Murder wan
16 April 2000
Serial killers, at least in movies, used to be objects of disquieting awe. Tony Curtis' tormented sex murderer in "The Boston strangler" the sado-snuff fetishists of "Manhunter" and "The silence of the lambs", Kevin Spacey's cat and mouse psycho in "Seven" - in each case we were asked to crawl inside the sick cave of a killer's mind and to view his most unspeakable kinks as a nightmare reflection of "ordinary" passion. But no, though even these artful thrillers have spawned their own cliches. When Ashley Judd, the heroine of "Kiss the girls" gets dragged to an underground dungeon, where she locked up along with a dozen other damsels, the setting is as ripely corn as any fogbound horror movie trope of the '30s and so is the homicidal phantom's "creepy" operatic spiel about his desire for perfect love.
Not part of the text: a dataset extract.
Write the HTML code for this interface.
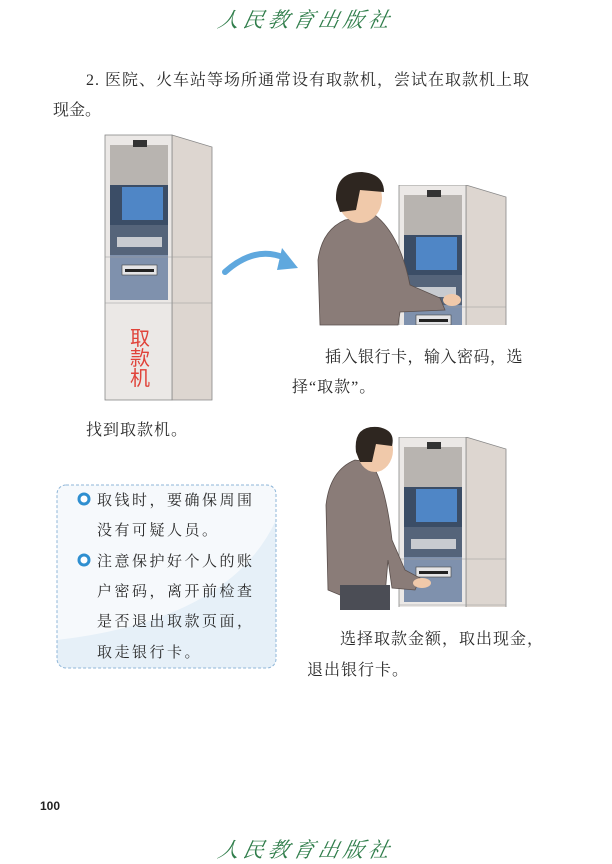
<!DOCTYPE html>
<html><head><meta charset="utf-8"><style>
html,body{margin:0;padding:0;background:#fff;}
body{width:612px;height:864px;position:relative;overflow:hidden;font-family:"Liberation Serif","Noto Serif CJK SC",serif;color:#2a2a2a;}
.t{position:absolute;white-space:nowrap;font-size:16px;}
.k{position:absolute;white-space:nowrap;font-size:15px;font-family:"Liberation Serif","Noto Serif CJK SC",serif;letter-spacing:2.5px;}
.logo{position:absolute;left:0;width:612px;text-align:center;color:#2f7d4a;font-size:21px;font-style:italic;font-family:"Noto Serif CJK SC",serif;letter-spacing:4px;transform:skewX(-12deg);}
</style></head><body>
<div class="logo" style="top:4px;">人民教育出版社</div>
<div class="logo" style="top:834px;">人民教育出版社</div>

<div class="t" style="left:86px;top:67px;letter-spacing:1px;">2. 医院、火车站等场所通常设有取款机，尝试在取款机上取</div>
<div class="t" style="left:53px;top:97px;">现金。</div>

<svg width="612" height="864" style="position:absolute;left:0;top:0" xmlns="http://www.w3.org/2000/svg">
<defs>
<g id="atm">
  <polygon points="67,0 107,12 107,265 67,265" fill="#ddd6d0" stroke="#888" stroke-width="0.8"/>
  <rect x="0" y="0" width="67" height="265" fill="#ebe8e6" stroke="#888" stroke-width="0.8"/>
  <rect x="5" y="10" width="58" height="40" fill="#b8b4b0"/>
  <rect x="28" y="5" width="14" height="7" fill="#333"/>
  <rect x="5" y="50" width="58" height="40" fill="#3b4d66"/>
  <rect x="17" y="52" width="41" height="33" fill="#4f86c6"/>
  <rect x="5" y="90" width="58" height="30" fill="#55647a"/>
  <rect x="12" y="102" width="45" height="10" fill="#c8cbd0"/>
  <rect x="5" y="120" width="58" height="45" fill="#7f91ad"/>
  <rect x="17" y="130" width="35" height="10" fill="#e4e4e6" stroke="#444" stroke-width="0.6"/>
  <rect x="20" y="134" width="29" height="3" fill="#222"/>
  <line x1="0" y1="122" x2="107" y2="122" stroke="#999" stroke-width="0.6"/>
  <line x1="0" y1="168" x2="107" y2="168" stroke="#999" stroke-width="0.6"/>
</g>
</defs>

<use href="#atm" x="105" y="135"/>
<text x="140" y="345" font-size="20" fill="#e0433a" font-family="Liberation Sans,Noto Sans CJK SC,sans-serif" text-anchor="middle">取</text>
<text x="140" y="365" font-size="20" fill="#e0433a" font-family="Liberation Sans,Noto Sans CJK SC,sans-serif" text-anchor="middle">款</text>
<text x="140" y="385" font-size="20" fill="#e0433a" font-family="Liberation Sans,Noto Sans CJK SC,sans-serif" text-anchor="middle">机</text>

<path d="M225,272 Q255,245 285,258" stroke="#5fa8de" stroke-width="6" fill="none" stroke-linecap="round"/>
<polygon points="282,248 298,268 277,270" fill="#5fa8de"/>

<svg x="395" y="185" width="115" height="140" viewBox="0 0 107 140"><use href="#atm" x="0" y="0"/></svg>
<path d="M320,325 L318,260 Q322,230 345,220 L375,215 Q400,235 410,285 L440,298 L445,310 L400,312 L398,325 Z" fill="#8a7c78" stroke="#5a4f4c" stroke-width="0.8"/>
<ellipse cx="360" cy="198" rx="22" ry="25" fill="#f0c9aa"/>
<path d="M336,200 Q335,172 362,172 Q384,174 384,192 L360,190 L356,210 L340,212 Z" fill="#2e2620"/>
<ellipse cx="452" cy="300" rx="9" ry="6" fill="#f0c9aa"/>

<svg x="395" y="437" width="115" height="170" viewBox="0 0 107 170"><use href="#atm" x="0" y="0"/></svg>
<path d="M328,590 L326,505 Q330,470 355,460 L370,462 Q385,480 392,540 L405,570 L420,578 L415,590 L392,588 L388,560 L385,595 L340,595 Z" fill="#8a7c78" stroke="#5a4f4c" stroke-width="0.8"/>
<rect x="340" y="585" width="50" height="25" fill="#4b4d55"/>
<ellipse cx="375" cy="450" rx="18" ry="22" fill="#f0c9aa"/>
<path d="M356,452 Q353,425 378,427 Q396,430 392,446 L376,444 L372,462 L360,462 Z" fill="#2e2620"/>
<ellipse cx="422" cy="583" rx="9" ry="5" fill="#f0c9aa"/>

<defs><clipPath id="bc"><rect x="57" y="485" width="219" height="183" rx="9"/></clipPath></defs>
<g clip-path="url(#bc)">
<rect x="57" y="485" width="219" height="183" fill="#e6f0f8"/>
<path d="M57,485 L276,485 L276,520 Q230,620 57,640 Z" fill="#f6f9fc"/>
</g>
<rect x="57" y="485" width="219" height="183" rx="9" fill="none" stroke="#8fb6d8" stroke-width="1" stroke-dasharray="3,2"/>
<circle cx="84" cy="499" r="5" fill="#fff" stroke="#2f8fd0" stroke-width="3"/>
<circle cx="84" cy="560" r="5" fill="#fff" stroke="#2f8fd0" stroke-width="3"/>

<text x="40" y="810" font-size="12" font-weight="bold" font-family="Liberation Sans,sans-serif" fill="#222">100</text>
</svg>

<div class="t" style="left:325px;top:344px;letter-spacing:0.5px;">插入银行卡，输入密码，选</div>
<div class="t" style="left:292px;top:374px;letter-spacing:1px;">择“取款”。</div>
<div class="t" style="left:86px;top:417px;letter-spacing:1px;">找到取款机。</div>
<div class="t" style="left:340px;top:626px;letter-spacing:1px;">选择取款金额，取出现金，</div>
<div class="t" style="left:307px;top:657px;letter-spacing:1px;">退出银行卡。</div>

<div class="k" style="left:97px;top:489px;">取钱时，要确保周围</div>
<div class="k" style="left:97px;top:519px;">没有可疑人员。</div>
<div class="k" style="left:97px;top:550px;">注意保护好个人的账</div>
<div class="k" style="left:97px;top:580px;">户密码，离开前检查</div>
<div class="k" style="left:97px;top:610px;">是否退出取款页面，</div>
<div class="k" style="left:97px;top:641px;">取走银行卡。</div>
</body></html>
Judd is able to escape at which point she joins forces with forensic investigator Morgan Freeman. "Kiss the girls" is a fake psychological thriller that turns into a garishly schlocky and implausible bogeyman hunt. Why, for instance can't the FBI locate the dungeon from which Judd has escaped? Because in their meticulous search of the forest, the agents somehow failed to find... those big wooden basement doors to hell.